For 'r' to be a real number, $$r^2$$ must be greater than or equal to zero ($$r^2 \ge 0$$). This implies that $$9 \sin(2\theta)$$ must be greater than or equal to zero. Since 9 is a positive number, we only need to ensure that the sine of $$2\theta$$ is greater than or equal to zero.

$$9 \sin(2\theta) \ge 0$$

$$\sin(2\theta) \ge 0$$

The sine function is non-negative (greater than or equal to zero) when its angle is in the interval from 0 to $$\pi$$ (or $$0^\circ$$ to $$180^\circ$$), and in similar intervals shifted by multiples of $$2\pi$$. So, for our equation:

$$0 \le 2\theta \le \pi$$

Dividing by 2, we get:

$$0 \le \theta \le \frac{\pi}{2}$$

This means the graph exists in the first quadrant.
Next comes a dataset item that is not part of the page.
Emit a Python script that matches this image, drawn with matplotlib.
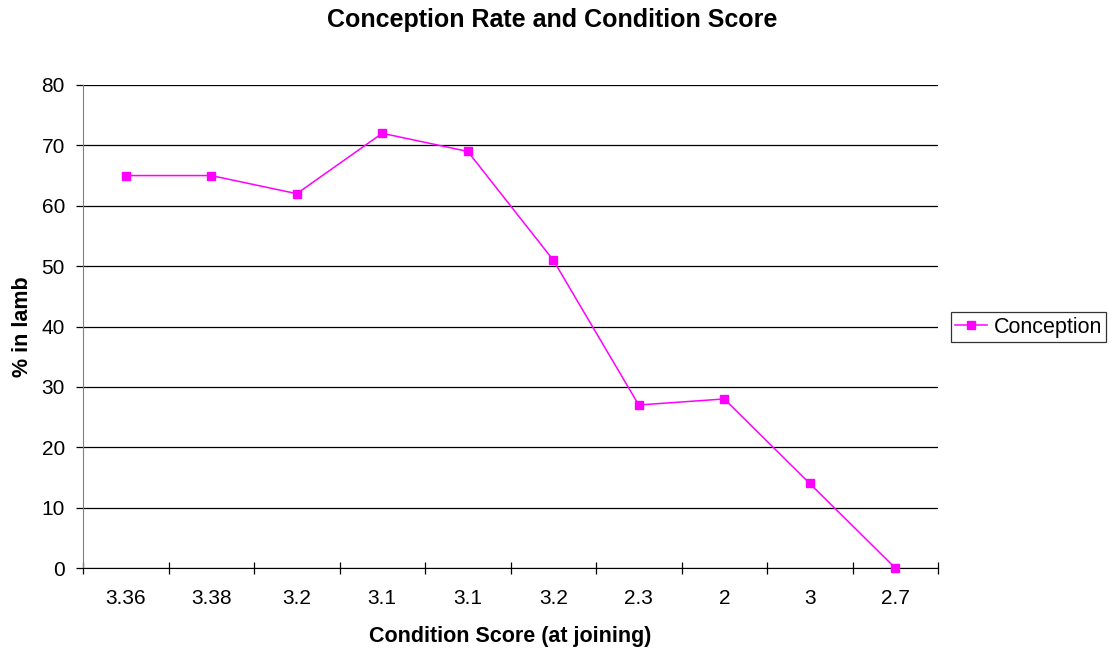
import matplotlib
matplotlib.use("Agg")
import matplotlib.pyplot as plt
import numpy as np

# condition score at joining for each mob, and share of ewes in lamb
scores = ["3.36", "3.38", "3.2", "3.1", "3.1", "3.2", "2.3", "2", "3", "2.7"]
in_lamb = [65, 65, 62, 72, 69, 51, 27, 28, 14, 0]

plt.rcParams['font.family'] = ['Liberation Sans', 'DejaVu Sans']

fig = plt.figure(figsize=(11.17, 6.52), dpi=100)
ax = fig.add_axes([83 / 1117, 1 - 568 / 652, (938 - 83) / 1117, (568 - 85) / 652])

x = np.arange(len(scores))
ax.plot(x, in_lamb, color="#ff00ff", lw=1.1, marker="s", ms=6,
        mec="#ff00ff", mfc="#ff00ff", label="Conception", clip_on=False, zorder=3)

ax.set_xlim(-0.5, len(scores) - 0.5)
ax.set_ylim(0, 80)
ax.set_yticks(np.arange(0, 81, 10))
ax.yaxis.grid(True, color="black", lw=0.9)
ax.set_axisbelow(True)

# category labels centred, tick marks on the boundaries
ax.set_xticks(x)
ax.set_xticklabels(scores)
ax.set_xticks(np.arange(-0.5, len(scores), 1), minor=True)
ax.tick_params(axis="x", which="major", length=0, pad=15, labelsize=15)
ax.tick_params(axis="x", which="minor", length=8.5, direction="inout", width=0.9)
ax.tick_params(axis="y", length=5, direction="out", width=0.9, labelsize=15, pad=8)

for side in ("top", "right"):
    ax.spines[side].set_visible(False)
ax.spines["left"].set_color("#808080")
ax.spines["bottom"].set_color("black")

ax.set_xlabel("Condition Score (at joining)", fontsize=15.5, fontweight="bold", labelpad=13)
ax.set_ylabel("% in lamb", fontsize=15.5, fontweight="bold", labelpad=6)
fig.text(0.494, 1 - 20 / 652, "Conception Rate and Condition Score", fontsize=18,
         fontweight="bold", ha="center", va="center")

leg = ax.legend(loc="center left", bbox_to_anchor=(951 / 1117, 1 - 327 / 652),
                bbox_transform=fig.transFigure, fontsize=15.5, frameon=True,
                fancybox=False, borderpad=0.2, handlelength=1.45, handletextpad=0.33,
                borderaxespad=0)
leg.get_frame().set_edgecolor("black")
leg.get_frame().set_linewidth(0.9)

fig.savefig("out.png", dpi=100)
It also exists when $$2\theta$$ is in the interval $$2\pi \le 2\theta \le 3\pi$$. Dividing by 2, we get:

$$\pi \le \theta \le \frac{3\pi}{2}$$

This means the graph also exists in the third quadrant. For other intervals of $$\theta$$, $$\sin(2\theta)$$ would be negative, making $$r^2$$ negative, and 'r' would not be a real number.

**step3 Analyzing Key Points and Symmetry**

To sketch the graph, we can find some key points by plugging in specific values for $$\theta$$ and calculating 'r'. Since $$r^2 = 9 \sin(2\theta)$$, 'r' can be positive or negative ($$r = \pm \sqrt{9 \sin(2\theta)}$$).
Let's consider the interval $$0 \le \theta \le \pi/2$$:

- When $$\theta = 0$$:

$$r^2 = 9 \sin(2 \times 0) = 9 \sin(0) = 9 \times 0 = 0$$

$$r = 0$$

So, the graph passes through the origin (pole).
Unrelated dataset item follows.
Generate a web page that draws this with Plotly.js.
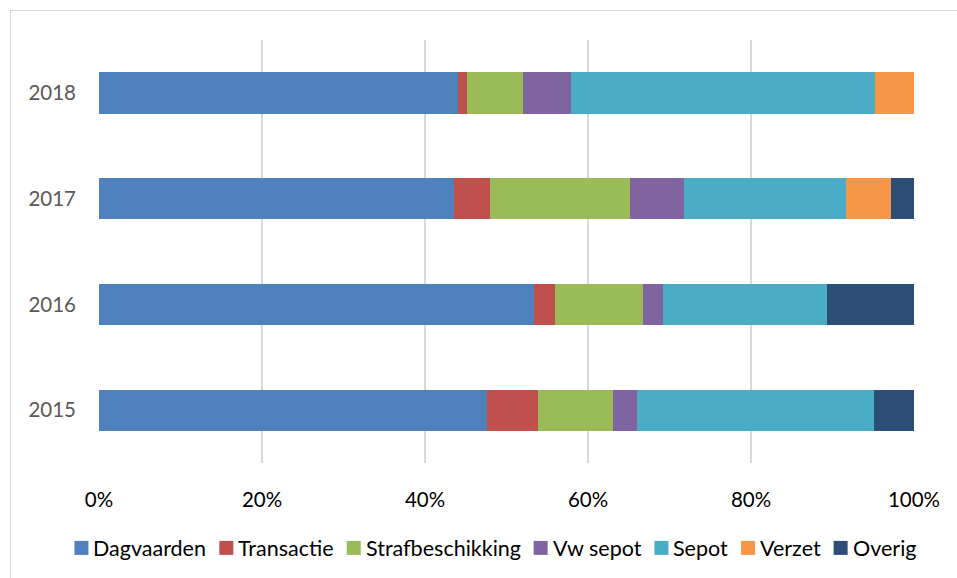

- When $$\theta = \pi/4$$ ($$45^\circ$$):

$$r^2 = 9 \sin(2 \times \frac{\pi}{4}) = 9 \sin(\frac{\pi}{2}) = 9 \times 1 = 9$$

$$r = \pm \sqrt{9} = \pm 3$$

This gives points $$(3, \pi/4)$$ and $$(-3, \pi/4)$$. The point $$(-3, \pi/4)$$ is the same as $$(3, \pi/4 + \pi) = (3, 5\pi/4)$$. These points are the maximum distance from the origin for this part of the curve.

- When $$\theta = \pi/2$$ ($$90^\circ$$):

$$r^2 = 9 \sin(2 \times \frac{\pi}{2}) = 9 \sin(\pi) = 9 \times 0 = 0$$

$$r = 0$$

The graph returns to the origin.

The segment of the graph from $$\theta = 0$$ to $$\theta = \pi/2$$ forms one "petal" or loop of the curve, extending into the first quadrant, with its tip at $$(3, \pi/4)$$.

Now consider the interval $$\pi \le \theta \le 3\pi/2$$:

- When $$\theta = \pi$$ ($$180^\circ$$):

$$r^2 = 9 \sin(2 \times \pi) = 9 \sin(2\pi) = 9 \times 0 = 0$$

$$r = 0$$

The graph starts at the origin.

- When $$\theta = 5\pi/4$$ ($$225^\circ$$):

$$r^2 = 9 \sin(2 \times \frac{5\pi}{4}) = 9 \sin(\frac{5\pi}{2}) = 9 \times 1 = 9$$

$$r = \pm \sqrt{9} = \pm 3$$

This gives points $$(3, 5\pi/4)$$ and $$(-3, 5\pi/4)$$. The point $$(-3, 5\pi/4)$$ is the same as $$(3, 5\pi/4 + \pi) = (3, 9\pi/4)$$, which is equivalent to $$(3, \pi/4)$$. So the point $$(3, 5\pi/4)$$ is the tip of the second petal in the third quadrant.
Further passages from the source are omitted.